Transcribe all the entries word for word, omitting any pictures they contain.

Excerpt from a dataset:
++++++++
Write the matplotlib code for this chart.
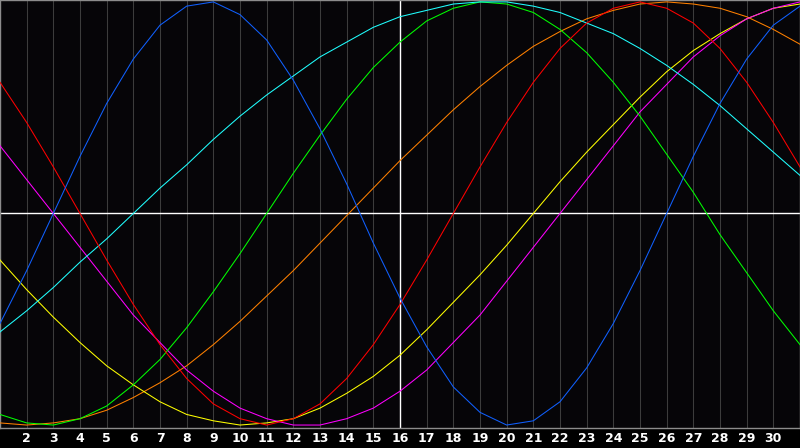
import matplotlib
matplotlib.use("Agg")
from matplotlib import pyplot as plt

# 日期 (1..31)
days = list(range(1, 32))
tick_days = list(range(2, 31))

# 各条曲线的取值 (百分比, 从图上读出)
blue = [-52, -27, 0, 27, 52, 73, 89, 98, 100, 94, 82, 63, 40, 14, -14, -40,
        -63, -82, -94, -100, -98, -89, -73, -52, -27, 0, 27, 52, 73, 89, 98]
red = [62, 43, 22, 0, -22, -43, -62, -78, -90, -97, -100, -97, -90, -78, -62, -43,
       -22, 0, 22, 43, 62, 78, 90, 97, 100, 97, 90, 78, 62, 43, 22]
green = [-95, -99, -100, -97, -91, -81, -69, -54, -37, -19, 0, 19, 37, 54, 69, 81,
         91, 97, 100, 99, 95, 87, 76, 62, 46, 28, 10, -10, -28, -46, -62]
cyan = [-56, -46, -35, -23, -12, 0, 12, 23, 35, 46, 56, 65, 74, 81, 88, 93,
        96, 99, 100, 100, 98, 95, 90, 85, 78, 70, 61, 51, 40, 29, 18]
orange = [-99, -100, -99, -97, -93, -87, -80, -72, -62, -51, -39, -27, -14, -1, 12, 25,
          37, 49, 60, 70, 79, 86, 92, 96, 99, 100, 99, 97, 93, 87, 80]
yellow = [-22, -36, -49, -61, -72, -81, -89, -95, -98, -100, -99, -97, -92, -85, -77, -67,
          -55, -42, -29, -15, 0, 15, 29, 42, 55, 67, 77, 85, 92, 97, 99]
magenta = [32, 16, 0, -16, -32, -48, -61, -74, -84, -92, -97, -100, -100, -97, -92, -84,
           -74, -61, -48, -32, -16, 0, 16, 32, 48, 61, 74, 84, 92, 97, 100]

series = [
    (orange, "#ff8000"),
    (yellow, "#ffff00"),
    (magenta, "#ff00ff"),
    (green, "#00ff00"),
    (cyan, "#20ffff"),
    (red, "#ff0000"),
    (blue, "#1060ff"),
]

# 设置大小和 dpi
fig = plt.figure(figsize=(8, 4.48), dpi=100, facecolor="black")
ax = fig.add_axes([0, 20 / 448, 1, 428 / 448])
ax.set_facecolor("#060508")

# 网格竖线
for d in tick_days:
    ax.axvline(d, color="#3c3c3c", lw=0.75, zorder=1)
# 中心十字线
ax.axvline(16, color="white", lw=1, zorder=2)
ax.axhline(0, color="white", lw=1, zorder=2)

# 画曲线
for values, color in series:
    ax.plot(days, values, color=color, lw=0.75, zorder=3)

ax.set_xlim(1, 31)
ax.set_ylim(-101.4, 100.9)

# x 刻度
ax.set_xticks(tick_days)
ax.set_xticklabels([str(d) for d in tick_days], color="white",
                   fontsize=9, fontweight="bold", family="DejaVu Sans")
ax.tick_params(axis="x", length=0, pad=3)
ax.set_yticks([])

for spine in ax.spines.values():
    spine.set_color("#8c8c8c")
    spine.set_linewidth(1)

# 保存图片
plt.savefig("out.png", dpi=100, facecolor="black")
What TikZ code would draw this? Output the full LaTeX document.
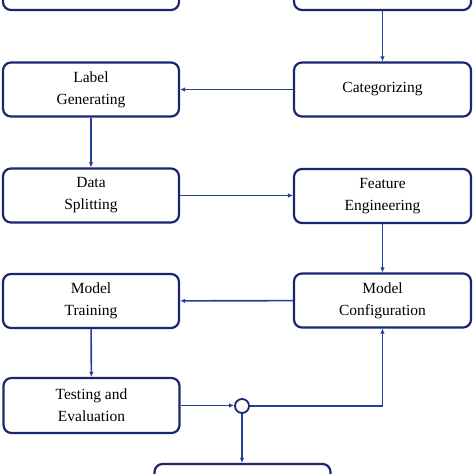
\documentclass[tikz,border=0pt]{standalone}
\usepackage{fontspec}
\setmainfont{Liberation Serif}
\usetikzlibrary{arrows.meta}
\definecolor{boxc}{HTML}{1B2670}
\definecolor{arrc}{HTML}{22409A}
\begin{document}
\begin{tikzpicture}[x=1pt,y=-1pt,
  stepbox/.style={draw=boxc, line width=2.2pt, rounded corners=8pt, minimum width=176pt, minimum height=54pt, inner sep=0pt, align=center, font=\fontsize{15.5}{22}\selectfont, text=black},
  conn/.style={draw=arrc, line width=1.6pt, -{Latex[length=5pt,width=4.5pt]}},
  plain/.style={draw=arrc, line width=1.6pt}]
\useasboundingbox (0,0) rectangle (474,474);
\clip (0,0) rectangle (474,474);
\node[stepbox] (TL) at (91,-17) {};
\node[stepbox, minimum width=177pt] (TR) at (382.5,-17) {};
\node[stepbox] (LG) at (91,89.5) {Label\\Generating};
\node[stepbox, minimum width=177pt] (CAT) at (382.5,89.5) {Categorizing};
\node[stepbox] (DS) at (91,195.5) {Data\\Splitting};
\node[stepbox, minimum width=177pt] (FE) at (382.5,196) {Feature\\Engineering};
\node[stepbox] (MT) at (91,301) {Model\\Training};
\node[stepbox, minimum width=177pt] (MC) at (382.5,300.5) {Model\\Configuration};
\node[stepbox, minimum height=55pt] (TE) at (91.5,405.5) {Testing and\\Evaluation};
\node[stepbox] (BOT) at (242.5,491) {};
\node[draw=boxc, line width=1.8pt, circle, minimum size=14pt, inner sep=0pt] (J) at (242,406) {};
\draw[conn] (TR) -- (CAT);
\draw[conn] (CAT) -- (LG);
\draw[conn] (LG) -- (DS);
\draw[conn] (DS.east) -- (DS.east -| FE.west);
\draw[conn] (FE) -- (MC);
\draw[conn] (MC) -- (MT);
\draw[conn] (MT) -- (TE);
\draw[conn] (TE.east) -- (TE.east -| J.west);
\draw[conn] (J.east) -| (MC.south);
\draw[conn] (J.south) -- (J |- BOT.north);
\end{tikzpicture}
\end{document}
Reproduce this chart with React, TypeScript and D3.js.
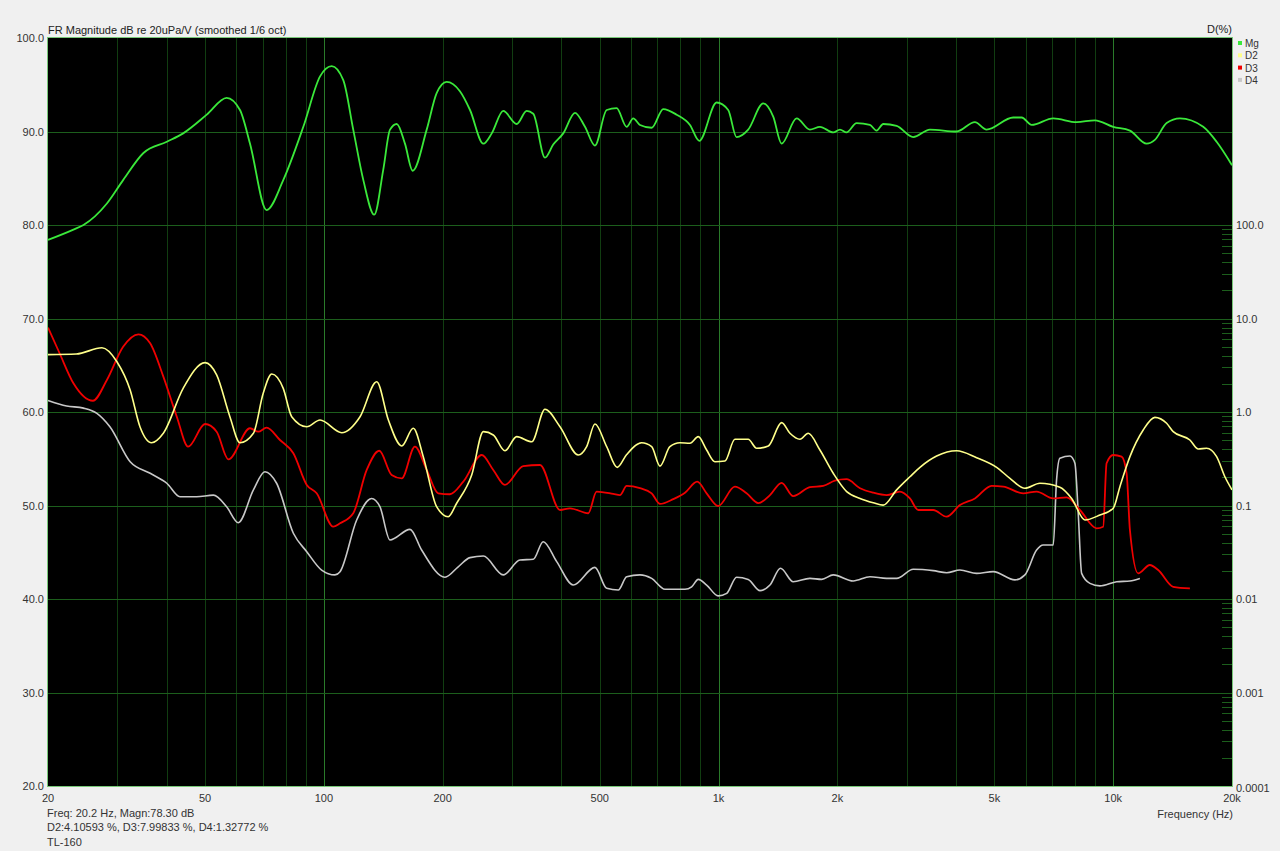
++++++++
SOLUTION FOR THIS PROBLEM:
Write the matplotlib code for this chart.
import matplotlib
matplotlib.use("Agg")
from matplotlib import pyplot as plt

# 日期 (1..31)
days = list(range(1, 32))
tick_days = list(range(2, 31))

# 各条曲线的取值 (百分比, 从图上读出)
blue = [-52, -27, 0, 27, 52, 73, 89, 98, 100, 94, 82, 63, 40, 14, -14, -40,
        -63, -82, -94, -100, -98, -89, -73, -52, -27, 0, 27, 52, 73, 89, 98]
red = [62, 43, 22, 0, -22, -43, -62, -78, -90, -97, -100, -97, -90, -78, -62, -43,
       -22, 0, 22, 43, 62, 78, 90, 97, 100, 97, 90, 78, 62, 43, 22]
green = [-95, -99, -100, -97, -91, -81, -69, -54, -37, -19, 0, 19, 37, 54, 69, 81,
         91, 97, 100, 99, 95, 87, 76, 62, 46, 28, 10, -10, -28, -46, -62]
cyan = [-56, -46, -35, -23, -12, 0, 12, 23, 35, 46, 56, 65, 74, 81, 88, 93,
        96, 99, 100, 100, 98, 95, 90, 85, 78, 70, 61, 51, 40, 29, 18]
orange = [-99, -100, -99, -97, -93, -87, -80, -72, -62, -51, -39, -27, -14, -1, 12, 25,
          37, 49, 60, 70, 79, 86, 92, 96, 99, 100, 99, 97, 93, 87, 80]
yellow = [-22, -36, -49, -61, -72, -81, -89, -95, -98, -100, -99, -97, -92, -85, -77, -67,
          -55, -42, -29, -15, 0, 15, 29, 42, 55, 67, 77, 85, 92, 97, 99]
magenta = [32, 16, 0, -16, -32, -48, -61, -74, -84, -92, -97, -100, -100, -97, -92, -84,
           -74, -61, -48, -32, -16, 0, 16, 32, 48, 61, 74, 84, 92, 97, 100]

series = [
    (orange, "#ff8000"),
    (yellow, "#ffff00"),
    (magenta, "#ff00ff"),
    (green, "#00ff00"),
    (cyan, "#20ffff"),
    (red, "#ff0000"),
    (blue, "#1060ff"),
]

# 设置大小和 dpi
fig = plt.figure(figsize=(8, 4.48), dpi=100, facecolor="black")
ax = fig.add_axes([0, 20 / 448, 1, 428 / 448])
ax.set_facecolor("#060508")

# 网格竖线
for d in tick_days:
    ax.axvline(d, color="#3c3c3c", lw=0.75, zorder=1)
# 中心十字线
ax.axvline(16, color="white", lw=1, zorder=2)
ax.axhline(0, color="white", lw=1, zorder=2)

# 画曲线
for values, color in series:
    ax.plot(days, values, color=color, lw=0.75, zorder=3)

ax.set_xlim(1, 31)
ax.set_ylim(-101.4, 100.9)

# x 刻度
ax.set_xticks(tick_days)
ax.set_xticklabels([str(d) for d in tick_days], color="white",
                   fontsize=9, fontweight="bold", family="DejaVu Sans")
ax.tick_params(axis="x", length=0, pad=3)
ax.set_yticks([])

for spine in ax.spines.values():
    spine.set_color("#8c8c8c")
    spine.set_linewidth(1)

# 保存图片
plt.savefig("out.png", dpi=100, facecolor="black")
What TikZ code would draw this? Output the full LaTeX document.
\documentclass[tikz,border=0pt]{standalone}
\usepackage{fontspec}
\setmainfont{Liberation Serif}
\usetikzlibrary{arrows.meta}
\definecolor{boxc}{HTML}{1B2670}
\definecolor{arrc}{HTML}{22409A}
\begin{document}
\begin{tikzpicture}[x=1pt,y=-1pt,
  stepbox/.style={draw=boxc, line width=2.2pt, rounded corners=8pt, minimum width=176pt, minimum height=54pt, inner sep=0pt, align=center, font=\fontsize{15.5}{22}\selectfont, text=black},
  conn/.style={draw=arrc, line width=1.6pt, -{Latex[length=5pt,width=4.5pt]}},
  plain/.style={draw=arrc, line width=1.6pt}]
\useasboundingbox (0,0) rectangle (474,474);
\clip (0,0) rectangle (474,474);
\node[stepbox] (TL) at (91,-17) {};
\node[stepbox, minimum width=177pt] (TR) at (382.5,-17) {};
\node[stepbox] (LG) at (91,89.5) {Label\\Generating};
\node[stepbox, minimum width=177pt] (CAT) at (382.5,89.5) {Categorizing};
\node[stepbox] (DS) at (91,195.5) {Data\\Splitting};
\node[stepbox, minimum width=177pt] (FE) at (382.5,196) {Feature\\Engineering};
\node[stepbox] (MT) at (91,301) {Model\\Training};
\node[stepbox, minimum width=177pt] (MC) at (382.5,300.5) {Model\\Configuration};
\node[stepbox, minimum height=55pt] (TE) at (91.5,405.5) {Testing and\\Evaluation};
\node[stepbox] (BOT) at (242.5,491) {};
\node[draw=boxc, line width=1.8pt, circle, minimum size=14pt, inner sep=0pt] (J) at (242,406) {};
\draw[conn] (TR) -- (CAT);
\draw[conn] (CAT) -- (LG);
\draw[conn] (LG) -- (DS);
\draw[conn] (DS.east) -- (DS.east -| FE.west);
\draw[conn] (FE) -- (MC);
\draw[conn] (MC) -- (MT);
\draw[conn] (MT) -- (TE);
\draw[conn] (TE.east) -- (TE.east -| J.west);
\draw[conn] (J.east) -| (MC.south);
\draw[conn] (J.south) -- (J |- BOT.north);
\end{tikzpicture}
\end{document}
Reproduce this chart with React, TypeScript and D3.js.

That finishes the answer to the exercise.